De la nature à la civilisation…

L’eau des rivières, l’eau des lacs: l’eau de la nature. On aurait pu également évoquer celle qui a été domptée par l’homme, celle des barrages et des conduites, ou, plus modestement, celle de nos salles de bains.

C’est ce que fit un voyageur vénitien célèbre, un certain Giovanni Giacomo Girolamo di Seingalt, plus connu sous le nom de Chevalier de Casanova. De passage à Berne en 1760, il se dirige vers un espace qui contient «trente ou quarante cabinets, qui ne pouvaient être que des loges pour des gens qui voulaient prendre des bains».

«Un homme à mine honnête» lui propose alors un lot de soubrettes. Casanova en choisit une. «Elle ferme la porte en dedans, elle me met en pantoufles, et boudant, ne me regardant jamais au visage, elle met mes cheveux et mon catogan sous un bonnet de coton, elle me déshabille; et quand elle me voit dans le bain, elle se déshabille aussi, et elle y entre sans m’en demander la permission…» Histoires d’eau, toujours des histoires d’eau.

Les dangers du château d’eau

La Suisse, «château d’eau de l’Europe»… Combien de fois n’a-t-on pas entendu cette expression, rabâchée par les manuels scolaires comme par les enseignants? Impossible de ne pas l’associer à cette forme agaçante de l’esprit helvétique, le fameux «y en a point comme nous»… Nous n’appartenons pas à l’Europe, mais que ferait l’Europe sans nous, mmh?

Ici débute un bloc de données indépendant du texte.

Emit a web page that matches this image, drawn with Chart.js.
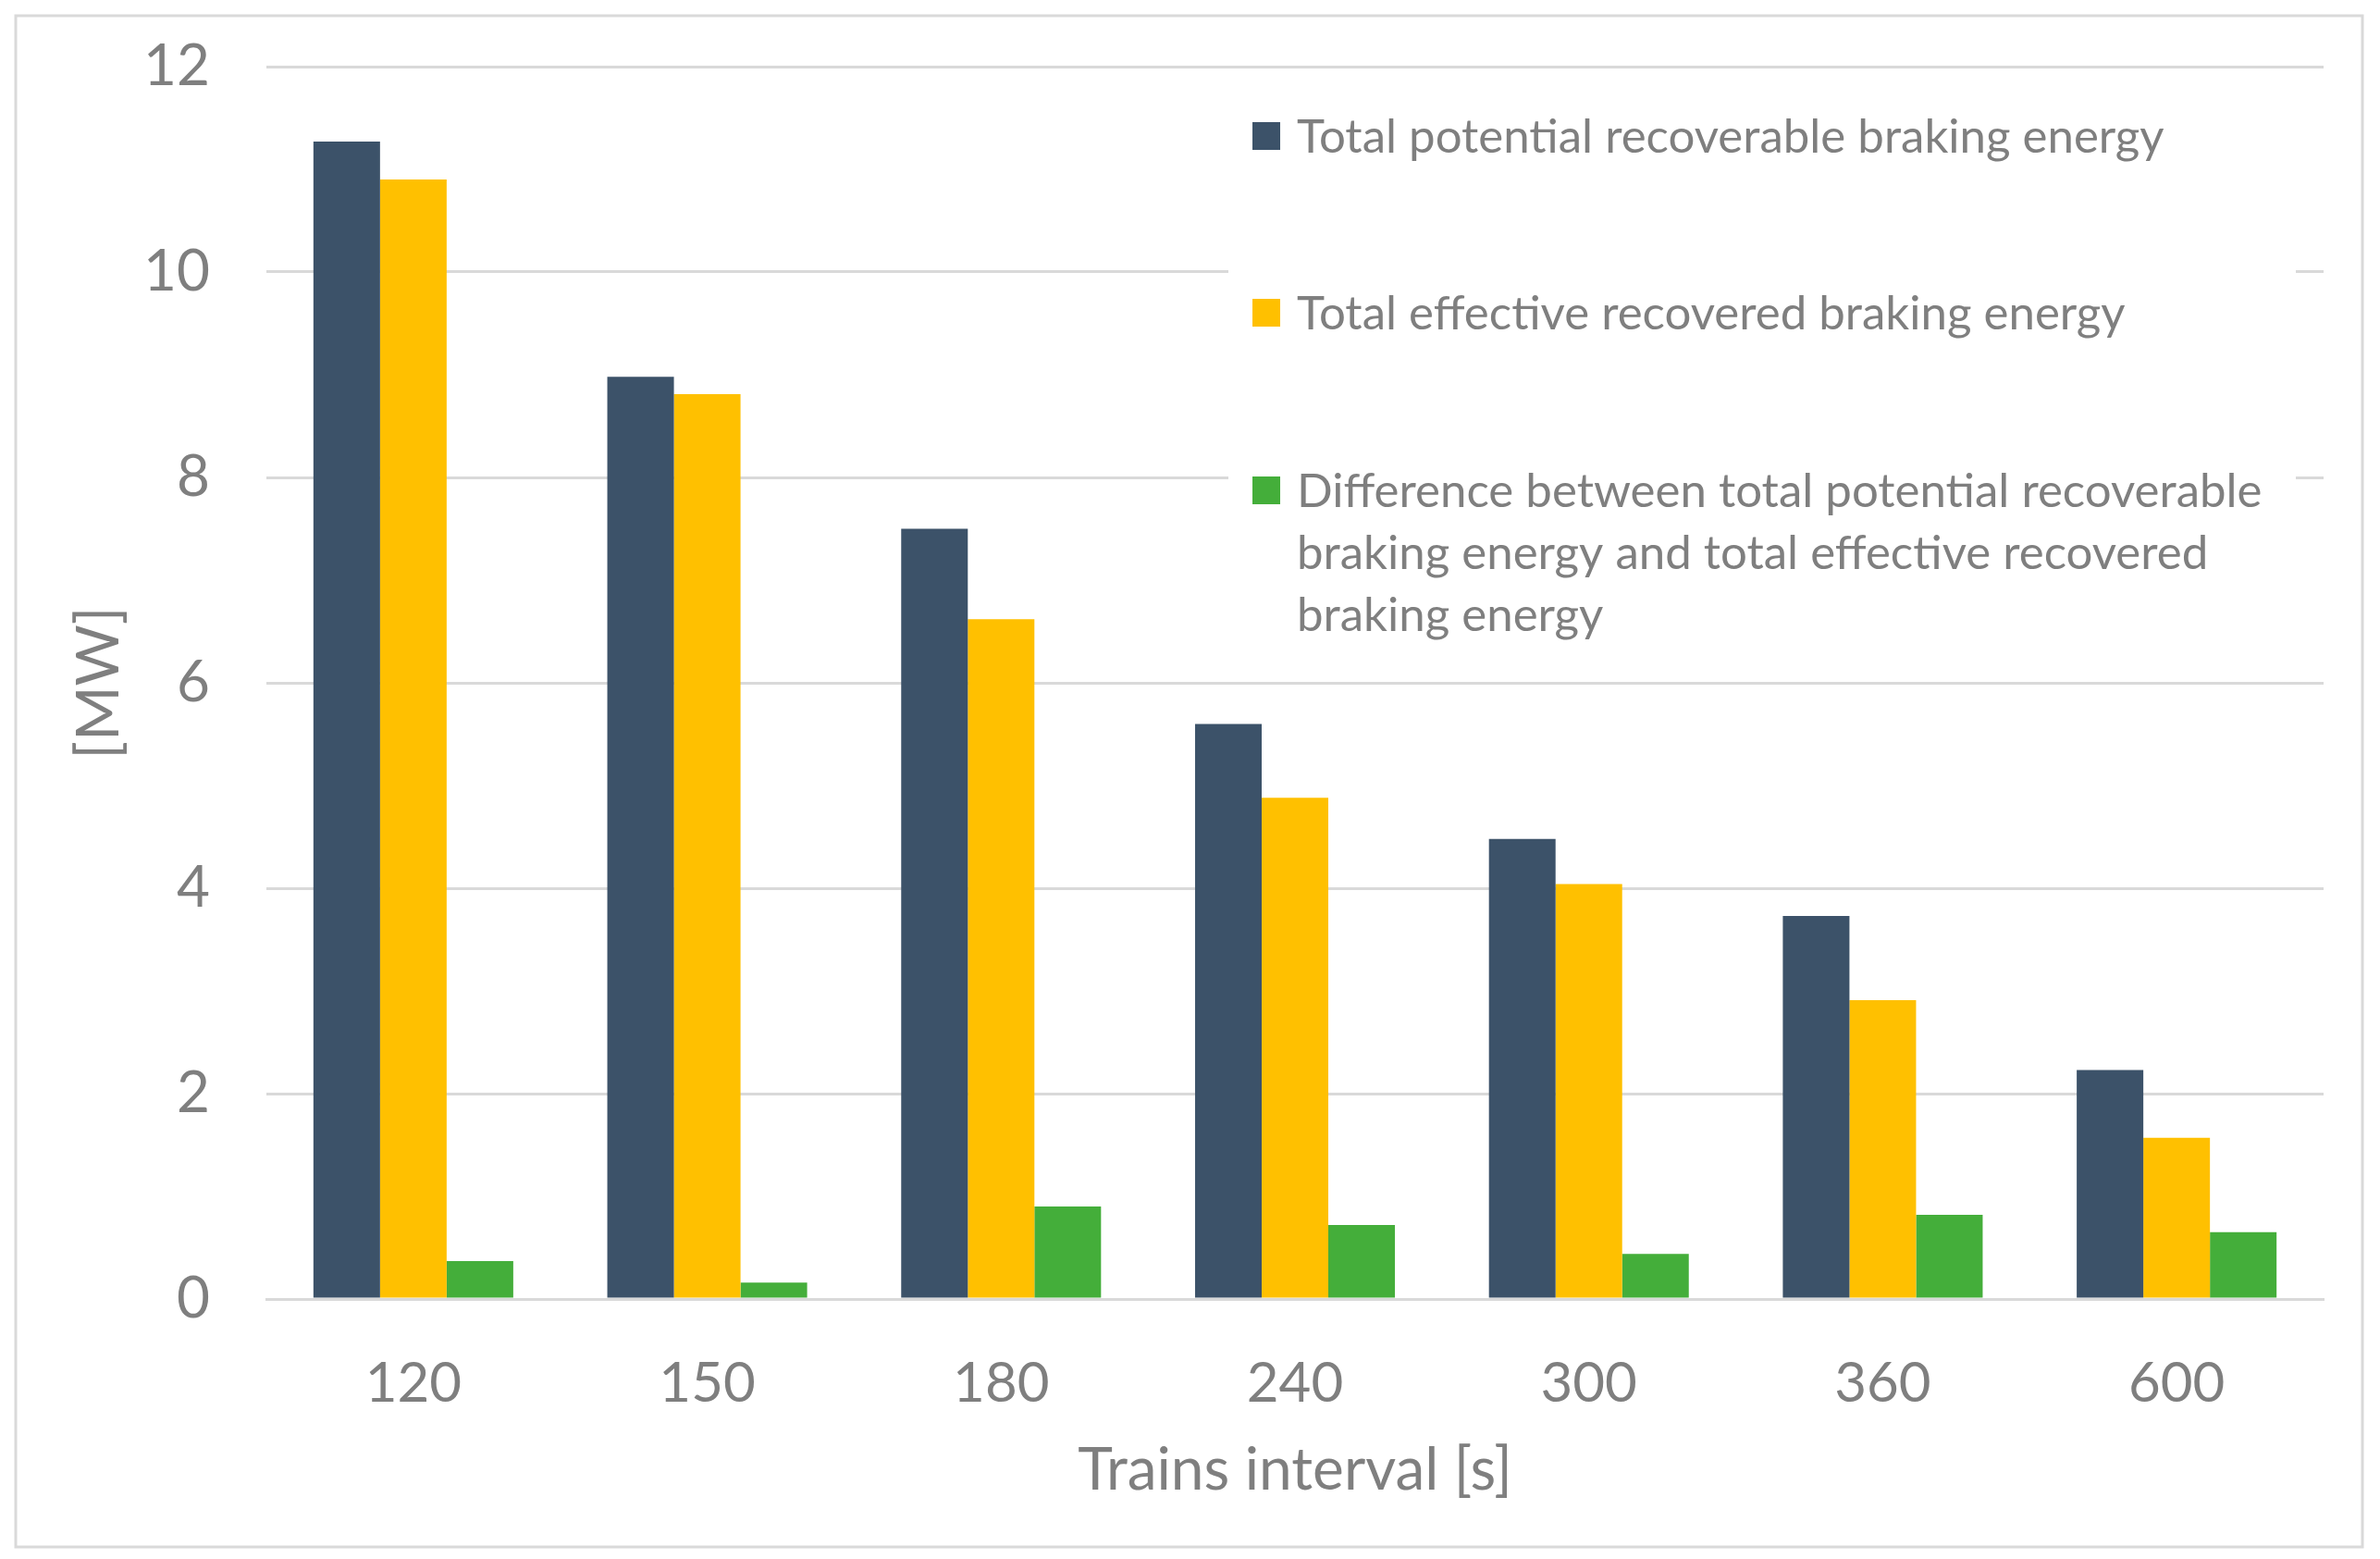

«Château d’eau», c’est le titre d’une nouvelle de l’écrivain jurassien Bernard Comment. Une fable politique où l’on voit le gouvernement suisse décider de ‘couper les vannes’, c’est-à-dire de retenir l’eau des Alpes à l’intérieur des frontières helvétiques métamorphosées en imperméables murailles.

Dans son récit, l’Europe se desséchera, bien sûr… Mais la Suisse s’engloutira elle-même, noyée dans son or bleu, noyée dans sa paradoxale insularité. Jolie métaphore. Claire comme de l’eau de roche.